LPRs face unique challenges. A permanent resident who has lived in the U.S. for many years and has strong family ties can still be removed if convicted of an aggravated felony. The Supreme Court in Padilla v. Kentucky recognized that deportation is virtually certain for many noncitizens convicted of drug trafficking or violent crimes. LPRs who travel abroad may be denied reentry at the border if they have a conviction that makes them inadmissible. Even if they avoid removal proceedings, they may face problems when applying for naturalization. The “good moral character” requirement for citizenship requires that the applicant not have been convicted of certain crimes during the statutory period (usually 5 years) and also not have been incarcerated for more than 180 days. An LPR convicted of an aggravated felony is permanently ineligible for citizenship, regardless of how many years have passed.
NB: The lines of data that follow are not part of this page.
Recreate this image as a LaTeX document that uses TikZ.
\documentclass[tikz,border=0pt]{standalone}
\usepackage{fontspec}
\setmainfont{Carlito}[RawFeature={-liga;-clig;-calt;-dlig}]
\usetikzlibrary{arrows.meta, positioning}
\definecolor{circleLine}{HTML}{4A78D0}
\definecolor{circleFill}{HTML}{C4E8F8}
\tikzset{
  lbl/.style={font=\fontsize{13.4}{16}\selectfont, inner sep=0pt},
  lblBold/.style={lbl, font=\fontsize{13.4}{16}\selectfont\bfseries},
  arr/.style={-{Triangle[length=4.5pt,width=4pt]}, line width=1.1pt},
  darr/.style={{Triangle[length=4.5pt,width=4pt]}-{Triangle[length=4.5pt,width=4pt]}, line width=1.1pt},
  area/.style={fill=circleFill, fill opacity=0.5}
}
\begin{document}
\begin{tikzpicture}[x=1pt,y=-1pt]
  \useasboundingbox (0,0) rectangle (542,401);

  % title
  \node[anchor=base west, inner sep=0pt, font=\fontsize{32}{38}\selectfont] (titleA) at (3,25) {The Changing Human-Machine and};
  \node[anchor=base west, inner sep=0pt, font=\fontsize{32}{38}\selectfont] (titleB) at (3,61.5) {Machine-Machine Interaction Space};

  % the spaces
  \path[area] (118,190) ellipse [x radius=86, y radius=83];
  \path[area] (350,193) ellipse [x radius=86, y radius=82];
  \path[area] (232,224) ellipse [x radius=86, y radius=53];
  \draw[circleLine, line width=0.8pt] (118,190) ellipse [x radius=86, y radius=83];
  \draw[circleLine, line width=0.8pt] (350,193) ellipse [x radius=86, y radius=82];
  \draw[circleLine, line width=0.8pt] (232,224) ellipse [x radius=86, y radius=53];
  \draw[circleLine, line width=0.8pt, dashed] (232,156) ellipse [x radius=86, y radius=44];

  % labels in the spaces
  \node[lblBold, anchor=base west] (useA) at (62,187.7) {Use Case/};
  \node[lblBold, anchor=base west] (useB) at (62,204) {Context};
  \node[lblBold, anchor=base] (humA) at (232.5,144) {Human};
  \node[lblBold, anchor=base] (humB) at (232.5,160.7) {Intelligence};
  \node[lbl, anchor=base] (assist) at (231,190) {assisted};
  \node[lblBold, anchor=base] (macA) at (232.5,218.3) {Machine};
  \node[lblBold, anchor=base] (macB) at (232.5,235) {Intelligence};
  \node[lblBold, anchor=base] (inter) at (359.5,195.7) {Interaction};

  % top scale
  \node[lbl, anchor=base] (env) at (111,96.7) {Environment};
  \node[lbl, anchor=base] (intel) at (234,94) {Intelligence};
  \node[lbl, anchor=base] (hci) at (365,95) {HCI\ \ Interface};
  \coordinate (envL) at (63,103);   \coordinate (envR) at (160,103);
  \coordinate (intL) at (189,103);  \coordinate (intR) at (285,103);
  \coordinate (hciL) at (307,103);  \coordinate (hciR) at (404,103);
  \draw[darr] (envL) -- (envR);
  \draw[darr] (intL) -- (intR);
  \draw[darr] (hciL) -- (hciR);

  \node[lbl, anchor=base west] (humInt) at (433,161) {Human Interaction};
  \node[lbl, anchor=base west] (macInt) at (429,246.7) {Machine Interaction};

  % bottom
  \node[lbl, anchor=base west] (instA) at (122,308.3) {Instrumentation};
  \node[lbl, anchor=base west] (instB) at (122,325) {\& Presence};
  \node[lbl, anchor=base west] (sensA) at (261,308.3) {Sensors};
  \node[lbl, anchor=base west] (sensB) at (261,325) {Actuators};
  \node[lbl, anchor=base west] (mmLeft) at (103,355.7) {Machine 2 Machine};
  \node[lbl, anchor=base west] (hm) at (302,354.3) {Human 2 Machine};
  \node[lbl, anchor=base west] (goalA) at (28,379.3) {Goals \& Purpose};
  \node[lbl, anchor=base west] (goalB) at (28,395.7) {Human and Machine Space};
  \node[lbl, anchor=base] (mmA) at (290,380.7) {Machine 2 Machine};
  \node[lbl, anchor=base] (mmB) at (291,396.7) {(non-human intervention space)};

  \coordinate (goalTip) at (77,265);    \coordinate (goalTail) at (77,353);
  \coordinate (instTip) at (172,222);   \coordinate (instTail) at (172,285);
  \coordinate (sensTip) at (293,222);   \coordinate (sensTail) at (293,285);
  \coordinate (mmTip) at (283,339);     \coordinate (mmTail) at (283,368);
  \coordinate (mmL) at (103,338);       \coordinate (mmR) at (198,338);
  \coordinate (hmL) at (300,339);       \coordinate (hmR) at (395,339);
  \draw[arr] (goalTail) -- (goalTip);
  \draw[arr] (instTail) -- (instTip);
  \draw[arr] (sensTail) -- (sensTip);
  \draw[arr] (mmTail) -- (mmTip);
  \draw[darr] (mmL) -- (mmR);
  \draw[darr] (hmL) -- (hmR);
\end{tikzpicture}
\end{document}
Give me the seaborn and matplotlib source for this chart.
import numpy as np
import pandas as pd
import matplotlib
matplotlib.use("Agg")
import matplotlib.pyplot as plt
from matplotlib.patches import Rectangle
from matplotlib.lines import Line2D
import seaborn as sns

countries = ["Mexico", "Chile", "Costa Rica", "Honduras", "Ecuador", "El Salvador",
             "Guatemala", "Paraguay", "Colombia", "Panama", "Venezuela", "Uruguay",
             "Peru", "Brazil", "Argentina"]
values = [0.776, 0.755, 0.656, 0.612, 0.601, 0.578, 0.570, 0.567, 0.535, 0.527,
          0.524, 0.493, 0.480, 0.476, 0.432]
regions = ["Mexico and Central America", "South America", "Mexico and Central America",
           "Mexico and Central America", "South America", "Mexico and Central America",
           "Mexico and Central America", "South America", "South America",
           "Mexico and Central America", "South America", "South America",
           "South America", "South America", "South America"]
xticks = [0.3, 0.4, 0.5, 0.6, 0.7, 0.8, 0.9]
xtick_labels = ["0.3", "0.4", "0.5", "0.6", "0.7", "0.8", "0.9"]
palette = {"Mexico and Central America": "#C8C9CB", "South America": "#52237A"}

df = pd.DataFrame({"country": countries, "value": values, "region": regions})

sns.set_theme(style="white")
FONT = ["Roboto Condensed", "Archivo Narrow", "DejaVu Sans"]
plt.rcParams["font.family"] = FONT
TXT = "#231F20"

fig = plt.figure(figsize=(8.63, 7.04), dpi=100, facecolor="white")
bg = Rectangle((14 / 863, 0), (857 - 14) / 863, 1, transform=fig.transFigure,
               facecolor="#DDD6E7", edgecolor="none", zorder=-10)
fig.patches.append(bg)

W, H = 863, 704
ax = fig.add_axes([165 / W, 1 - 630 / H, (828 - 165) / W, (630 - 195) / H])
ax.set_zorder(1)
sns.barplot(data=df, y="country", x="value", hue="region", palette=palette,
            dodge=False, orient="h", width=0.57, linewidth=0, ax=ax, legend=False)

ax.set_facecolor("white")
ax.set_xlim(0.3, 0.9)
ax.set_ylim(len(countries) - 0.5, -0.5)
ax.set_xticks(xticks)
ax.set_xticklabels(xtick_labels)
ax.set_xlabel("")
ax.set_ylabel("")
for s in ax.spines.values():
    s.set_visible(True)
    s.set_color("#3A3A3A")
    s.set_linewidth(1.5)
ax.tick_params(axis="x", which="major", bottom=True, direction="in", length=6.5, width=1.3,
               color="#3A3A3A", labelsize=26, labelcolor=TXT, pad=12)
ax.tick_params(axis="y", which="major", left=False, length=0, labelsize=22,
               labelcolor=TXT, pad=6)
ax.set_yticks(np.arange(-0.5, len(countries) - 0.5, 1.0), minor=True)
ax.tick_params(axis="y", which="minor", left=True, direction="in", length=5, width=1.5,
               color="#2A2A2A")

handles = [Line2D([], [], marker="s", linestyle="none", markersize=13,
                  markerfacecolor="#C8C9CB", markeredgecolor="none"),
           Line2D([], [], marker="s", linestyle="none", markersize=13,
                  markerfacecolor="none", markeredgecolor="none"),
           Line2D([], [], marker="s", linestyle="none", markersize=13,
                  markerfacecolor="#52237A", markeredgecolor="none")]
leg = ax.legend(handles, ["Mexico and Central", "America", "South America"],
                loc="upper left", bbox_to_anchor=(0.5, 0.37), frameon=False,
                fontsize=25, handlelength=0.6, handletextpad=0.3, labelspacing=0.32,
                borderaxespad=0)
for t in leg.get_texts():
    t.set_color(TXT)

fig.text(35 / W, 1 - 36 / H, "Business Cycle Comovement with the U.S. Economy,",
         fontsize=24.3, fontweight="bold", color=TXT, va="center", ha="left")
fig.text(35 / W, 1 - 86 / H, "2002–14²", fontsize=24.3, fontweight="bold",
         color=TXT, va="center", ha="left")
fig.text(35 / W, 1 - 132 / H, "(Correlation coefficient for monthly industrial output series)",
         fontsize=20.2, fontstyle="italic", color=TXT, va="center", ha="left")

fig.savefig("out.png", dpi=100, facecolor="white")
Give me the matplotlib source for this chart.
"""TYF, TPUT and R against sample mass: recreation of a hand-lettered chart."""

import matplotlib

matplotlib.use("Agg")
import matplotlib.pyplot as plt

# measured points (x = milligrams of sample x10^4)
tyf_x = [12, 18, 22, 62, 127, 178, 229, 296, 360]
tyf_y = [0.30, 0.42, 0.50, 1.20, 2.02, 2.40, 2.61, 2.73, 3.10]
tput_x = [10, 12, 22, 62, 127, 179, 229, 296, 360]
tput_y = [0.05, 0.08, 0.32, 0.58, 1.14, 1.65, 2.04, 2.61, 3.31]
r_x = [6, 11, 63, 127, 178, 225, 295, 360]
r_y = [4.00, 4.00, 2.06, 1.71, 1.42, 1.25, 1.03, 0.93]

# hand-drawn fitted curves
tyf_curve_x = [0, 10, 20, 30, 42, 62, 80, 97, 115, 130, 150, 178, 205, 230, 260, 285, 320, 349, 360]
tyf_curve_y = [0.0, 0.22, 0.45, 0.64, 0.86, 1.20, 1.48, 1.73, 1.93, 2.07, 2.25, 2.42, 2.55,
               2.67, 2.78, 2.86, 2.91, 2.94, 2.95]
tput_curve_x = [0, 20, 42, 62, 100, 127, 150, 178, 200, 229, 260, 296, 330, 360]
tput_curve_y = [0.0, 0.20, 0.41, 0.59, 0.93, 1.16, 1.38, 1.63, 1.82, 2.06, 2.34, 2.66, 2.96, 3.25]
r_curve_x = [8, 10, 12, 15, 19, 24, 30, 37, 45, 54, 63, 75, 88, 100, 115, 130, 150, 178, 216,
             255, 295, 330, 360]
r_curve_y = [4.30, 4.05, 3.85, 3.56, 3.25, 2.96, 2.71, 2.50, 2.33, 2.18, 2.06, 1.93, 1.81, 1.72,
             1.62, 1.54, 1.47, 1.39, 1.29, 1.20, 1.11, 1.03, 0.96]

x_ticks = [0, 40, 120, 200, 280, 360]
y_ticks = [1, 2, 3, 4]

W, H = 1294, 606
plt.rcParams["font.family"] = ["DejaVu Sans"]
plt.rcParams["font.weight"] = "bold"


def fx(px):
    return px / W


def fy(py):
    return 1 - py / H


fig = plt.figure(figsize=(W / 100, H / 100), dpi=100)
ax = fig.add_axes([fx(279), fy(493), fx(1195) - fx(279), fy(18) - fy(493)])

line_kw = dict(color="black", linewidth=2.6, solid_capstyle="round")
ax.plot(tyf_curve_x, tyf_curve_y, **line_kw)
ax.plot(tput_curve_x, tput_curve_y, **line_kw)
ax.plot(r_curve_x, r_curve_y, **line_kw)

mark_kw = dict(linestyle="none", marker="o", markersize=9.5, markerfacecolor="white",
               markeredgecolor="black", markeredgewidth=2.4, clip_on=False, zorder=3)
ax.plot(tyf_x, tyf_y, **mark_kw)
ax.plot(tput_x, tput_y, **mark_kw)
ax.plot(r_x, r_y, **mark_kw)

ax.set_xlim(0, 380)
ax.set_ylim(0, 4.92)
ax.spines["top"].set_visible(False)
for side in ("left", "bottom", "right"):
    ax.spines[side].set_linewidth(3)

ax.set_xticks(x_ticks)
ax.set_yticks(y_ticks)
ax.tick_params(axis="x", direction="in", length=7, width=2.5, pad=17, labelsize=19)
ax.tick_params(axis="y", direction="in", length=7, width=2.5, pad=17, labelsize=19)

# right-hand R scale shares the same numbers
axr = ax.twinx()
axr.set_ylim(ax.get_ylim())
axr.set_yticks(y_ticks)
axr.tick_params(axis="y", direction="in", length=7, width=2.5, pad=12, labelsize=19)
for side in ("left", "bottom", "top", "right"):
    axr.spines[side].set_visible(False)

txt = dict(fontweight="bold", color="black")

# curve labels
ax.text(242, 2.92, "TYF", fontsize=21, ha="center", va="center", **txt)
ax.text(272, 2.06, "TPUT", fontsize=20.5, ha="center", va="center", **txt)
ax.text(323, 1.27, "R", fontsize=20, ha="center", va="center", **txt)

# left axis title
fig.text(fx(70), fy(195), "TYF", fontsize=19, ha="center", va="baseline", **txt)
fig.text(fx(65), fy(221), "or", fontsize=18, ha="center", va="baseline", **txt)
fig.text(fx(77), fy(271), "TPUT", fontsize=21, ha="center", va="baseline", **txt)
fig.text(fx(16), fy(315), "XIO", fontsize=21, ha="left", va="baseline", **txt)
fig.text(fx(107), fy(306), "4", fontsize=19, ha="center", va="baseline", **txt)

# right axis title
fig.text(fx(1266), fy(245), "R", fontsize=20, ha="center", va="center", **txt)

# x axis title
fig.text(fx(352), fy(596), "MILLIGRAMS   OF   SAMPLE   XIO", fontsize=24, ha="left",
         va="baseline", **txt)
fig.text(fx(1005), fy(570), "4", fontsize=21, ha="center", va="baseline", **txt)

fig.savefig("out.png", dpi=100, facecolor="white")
Practical Steps for Noncitizens with Criminal Records

  • Never leave the country without first consulting an attorney. A conviction that was not a problem for adjustment of status may become a bar to reentry after a trip abroad.
  • Do not plead guilty without understanding immigration consequences. Request a plea that avoids a conviction for immigration purposes, such as a deferred adjudication that results in dismissal without punishment.
  • Keep all court documents. Certified copies of judgments, docket sheets, and sentencing orders are essential for any immigration filing.
  • Gather character references and evidence of rehabilitation as soon as possible, even if you are not currently in proceedings.
  • Use a qualified immigration attorney — not a notario or paralegal who cannot offer legal advice.

Conclusion

A criminal conviction does not automatically mean the end of an immigration case, but it does require careful legal strategy. The interplay between state criminal law and federal immigration law is intricate. Many noncitizens successfully obtain waivers, cancellation of removal, or post-conviction relief that eliminate the adverse consequences. The key is to act quickly, be honest, and work with an attorney who understands both systems. While the outcome is never guaranteed, proactive mitigation and comprehensive legal advocacy can make the difference between removal and the opportunity to remain in the United States.